The Compensation and Pension examination for a hip condition follows a standardized “Hip and Thigh Disability Benefits Questionnaire.” The examiner measures active and passive range of motion for flexion, extension, abduction, adduction, and both internal and external rotation. They then test range of motion after three or more repetitions and assess functional loss from pain, fatigue, weakness, and incoordination during repetitive use and flare-ups.19VA Benefits Administration. Hip and Thigh Disability Benefits Questionnaire
Physical findings the examiner checks for include muscle atrophy (measured in centimeters), crepitus, localized tenderness on palpation, leg length discrepancy, and the use of assistive devices such as canes, walkers, or crutches. The examiner also reviews service treatment records, VA treatment records, and any private records the veteran has authorized. Accurate measurement using a goniometer is required by regulation.
Veterans preparing for the examination should be ready to describe the functional impact of their condition on occupational tasks like standing, walking, lifting, and sitting. Clearly describing flare-ups — what triggers them, how long they last, and what activities become impossible during one — is important because the examiner is required to estimate the additional loss of function during flare-ups even if a flare-up is not occurring on the day of the examination.
Veterans whose avascular necrosis is severe enough to prevent them from maintaining substantially gainful employment may qualify for Total Disability Individual Unemployability. TDIU pays at the 100% rate even if the veteran’s combined schedular rating is below 100%. In one Board case, a veteran with hip AVN rated at 60% was awarded TDIU for a roughly four-year period because his disability, including severe pain and functional limitations requiring frequent position changes, rendered him unable to sustain gainful employment.2VA Board of Veterans’ Appeals. Citation Nr 1626202
A denied AVN claim is not the end of the road. Under the Appeals Modernization Act, veterans have three options within one year of a decision: filing a supplemental claim with new and relevant evidence, requesting a higher-level review of the existing record by a senior adjudicator, or appealing to the Board of Veterans’ Appeals.20U.S. Department of Veterans Affairs. Supplemental Claim
For AVN claims, the most common reason for denial is the absence of a medical nexus — the VA concluded there was not enough medical evidence linking the condition to service. In that situation, the supplemental claim route is often the most productive because it allows the veteran to submit a new medical nexus opinion.
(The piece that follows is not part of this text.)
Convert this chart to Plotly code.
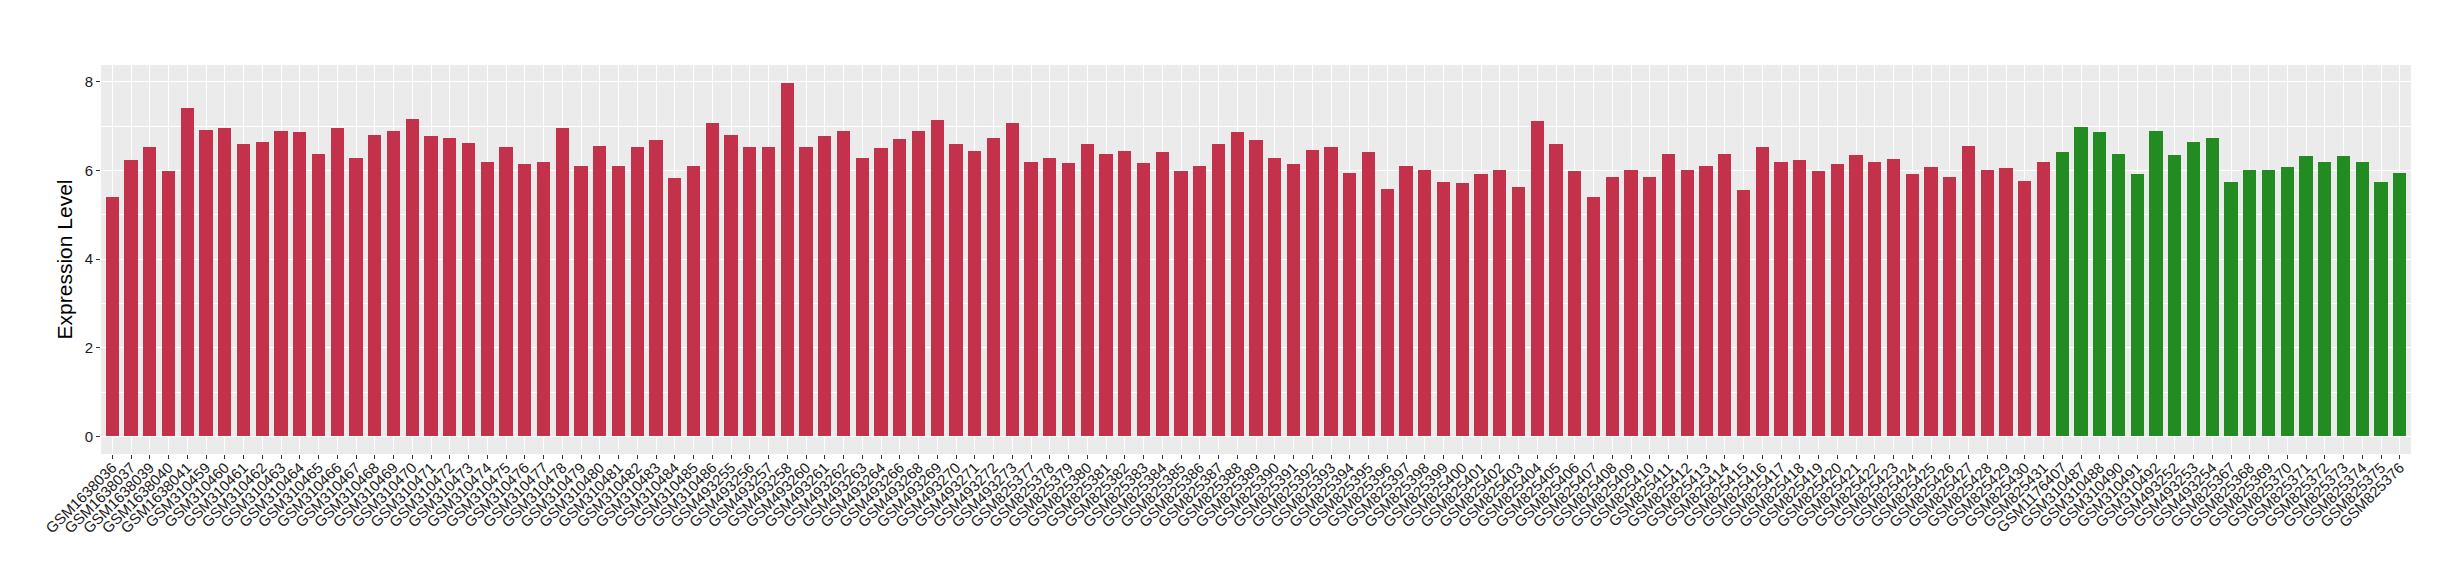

A private medical opinion from an orthopedic specialist that directly addresses the specific gap identified in the denial letter — whether that is the connection between corticosteroid treatment and bone necrosis, the latency period, or the relationship between in-service physical activity and later joint deterioration — can reopen and potentially resolve the claim.
Meeting the one-year filing deadline preserves the original effective date for retroactive benefits. If the deadline has passed, a veteran can still file a supplemental claim, but the effective date will generally be the date of the new filing rather than the original claim date.